View of “Can Altay,” 2011.

View of “Can Altay,” 2011.

Can Altay

Casco Office for Art, Design and Theory

View of “Can Altay,” 2011.

The appearance of public art is often the result of top-down decision-making or capital-driven urban regeneration. In “COHAB: An Assembly of Spare Parts,” Can Altay reviewed the genre, examining its reception at street level by the people who live with it and, in turn, addressing what he evocatively called the “agency” of artworks that persist in our environment.

As his object of study, Altay took Utrecht, a city famous (or notorious) in Holland for its more than four hundred public artworks. His exhibition was structured around “assembly points”—wooden units echoing the architecture of postwar social housing—which were surrounded by charts that mapped the bursts of public art in Utrecht in each decade since the 1920s (Territorial Enquiry; all works 2011), faux-bureaucratic forms inviting the audience to share their thoughts on art in urban spaces (Public Form), and maquettes showing alternative uses for existing public sculpture (Balancing Act). Among the other elements in the show, Excerpts are photographs of small, anonymous interventions in the urban space—a sticker on the eye of a statue, a plastic doll tied to a tree—hanging, unframed and only partly visible, on horizontal poles. On the COHAB Cases Study Table, the visitor could browse files on particular public artworks, including Barry Flanagan’s Thinker on a Rock, 1997, and Cornelius Rogge’s Tent Projects, 1975. The former, on a busy downtown square, is a bronze sculpture of a pensive hare posing as Rodin’s Thinker; the latter, a colossal iron tower in the shape of a tent, sited in a social-housing project on the city’s periphery. Each is a part of the city’s everyday environment, but the files show that they also exemplify the controversy that may ensue when such works are received by locals not as a token of a budding civitas but instead as “plop art” or even an invasive misreading of the place where they live. There was also room in the exhibition for comparative studies. One of these was a file on the fate of two monuments in Altay’s native Turkey, while another addressed the question of governmental surveillance by way of RQ-170, the drone stealth plane used by the US to spy on Osama bin Laden. “COHAB” also included a series of public discussions and a faux-bureaucratic survey of opinions and anecdotes from the local neighborhood. By such means, the exhibition performed its own ethics.

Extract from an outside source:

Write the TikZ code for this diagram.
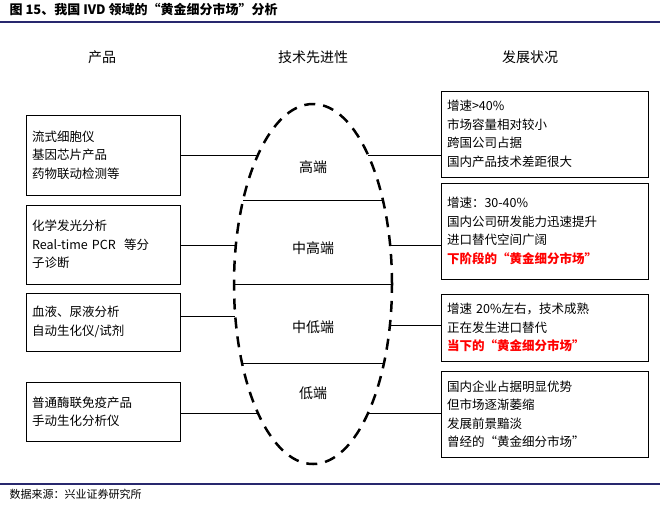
\documentclass[tikz,border=0pt]{standalone}
\usepackage{fontspec}
\setmainfont{Noto Sans CJK SC}
\usetikzlibrary{shapes.geometric}
\begin{document}
\begin{tikzpicture}[x=1pt,y=-1pt,
  box/.style={draw,line width=0.8pt,inner sep=5pt,align=left,font=\fontsize{12.5}{18.5}\selectfont,anchor=center},
  ln/.style={line width=0.8pt},
  lbl/.style={font=\fontsize{14}{16}\selectfont}]
\useasboundingbox (0,0) rectangle (660,504);
\node[anchor=west,font=\bfseries\fontsize{13}{15}\selectfont] (title) at (6,10) {图 15、我国 IVD 领域的“黄金细分市场”分析};
\draw[line width=1.5pt,color={rgb,255:red,40;green,40;blue,110}] (0,22) -- (660,22);
\node[lbl] (h1) at (102,57) {产品};
\node[lbl] (h2) at (313,57) {技术先进性};
\node[lbl] (h3) at (530,57) {发展状况};
\node[draw,ellipse,dash pattern=on 11pt off 8pt,line width=2.5pt,minimum width=158pt,minimum height=360pt,inner sep=0] (E) at (313,284) {};
\coordinate (a1) at (243,200); \coordinate (b1) at (383,200);
\coordinate (a2) at (234,284); \coordinate (b2) at (392,284);
\coordinate (a3) at (242,363); \coordinate (b3) at (384,363);
\draw[ln] (a1) -- (b1); \draw[ln] (a2) -- (b2); \draw[ln] (a3) -- (b3);
\node[lbl] (t1) at (313,167) {高端};
\node[lbl] (t2) at (313,248) {中高端};
\node[lbl] (t3) at (313,327) {中低端};
\node[lbl] (t4) at (313,393) {低端};
\node[box,minimum width=154pt,minimum height=80pt,text width=142pt] (L1) at (103,155) {流式细胞仪\\基因芯片产品\\药物联动检测等};
\node[box,minimum width=154pt,minimum height=79pt,text width=142pt] (L2) at (103,244.5) {化学发光分析\\Real-time PCR\ \ 等分\\子诊断};
\node[box,minimum width=154pt,minimum height=58pt,text width=142pt] (L3) at (103,322) {血液、尿液分析\\自动生化仪/试剂};
\node[box,minimum width=154pt,minimum height=59pt,text width=142pt] (L4) at (103,411.5) {普通酶联免疫产品\\手动生化分析仪};
\node[box,minimum width=207pt,minimum height=86pt,text width=195pt] (R1) at (544.5,134) {增速>40\%\\市场容量相对较小\\跨国公司占据\\国内产品技术差距很大};
\node[box,minimum width=207pt,minimum height=96pt,text width=195pt] (R2) at (544.5,231) {增速：30-40\%\\国内公司研发能力迅速提升\\进口替代空间广阔\\{\color{red}\bfseries 下阶段的“黄金细分市场”}};
\node[box,minimum width=207pt,minimum height=67pt,text width=195pt] (R3) at (544.5,327.5) {增速 20\%左右，技术成熟\\正在发生进口替代\\{\color{red}\bfseries 当下的“黄金细分市场”}};
\node[box,minimum width=207pt,minimum height=86pt,text width=195pt] (R4) at (544.5,414) {国内企业占据明显优势\\但市场逐渐萎缩\\发展前景黯淡\\曾经的“黄金细分市场”};
\coordinate (l1) at (258,155); \coordinate (l2) at (236,245); \coordinate (l3) at (235,316); \coordinate (l4) at (258,413);
\coordinate (r1) at (368,155); \coordinate (r2) at (390,245); \coordinate (r3) at (390,325); \coordinate (r4) at (368,413);
\draw[ln] (L1.east) -- (l1); \draw[ln] (L2.east |- l2) -- (l2);
\draw[ln] (L3.east |- l3) -- (l3); \draw[ln] (L4.east |- l4) -- (l4);
\draw[ln] (R1.west |- r1) -- (r1); \draw[ln] (R2.west |- r2) -- (r2);
\draw[ln] (R3.west |- r3) -- (r3); \draw[ln] (R4.west |- r4) -- (r4);
\draw[line width=1.5pt,color={rgb,255:red,40;green,40;blue,110}] (0,484) -- (660,484);
\node[anchor=west,font=\fontsize{11}{12}\selectfont] (src) at (6,494) {数据来源：兴业证券研究所};
\end{tikzpicture}
\end{document}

Rather than taking a site-specific approach, “COHAB” dealt with the repercussions of public art in the urban fabric and in the minds and bodies of people. Accordingly, Altay’s constructivism took improvised and de-aestheticized forms from what was at hand, as if materializing the fragility of social imaginaries. Yet if his sociology was brittle and stark, it was not unimaginative: It derived from the dream—or the necessary fiction—of an inclusive public sphere that is perhaps inherently aesthetic because it is produced by citizens who give frame and form to the visible appearance of the cohabitation of different social groups.

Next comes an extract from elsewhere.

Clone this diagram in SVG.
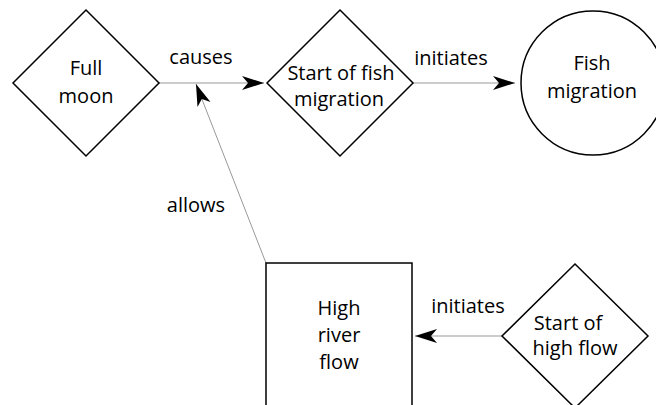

Inevitably, “COHAB” resonated in the current context of drastic cutbacks in art and culture recently announced by the Dutch government. In its critique of the public artwork and its exposure of the entanglement of aesthetic and political processes, Altay’s project testified to how an evisceration of cultural institutions can only inhibit the democratic debate that takes place in and through art.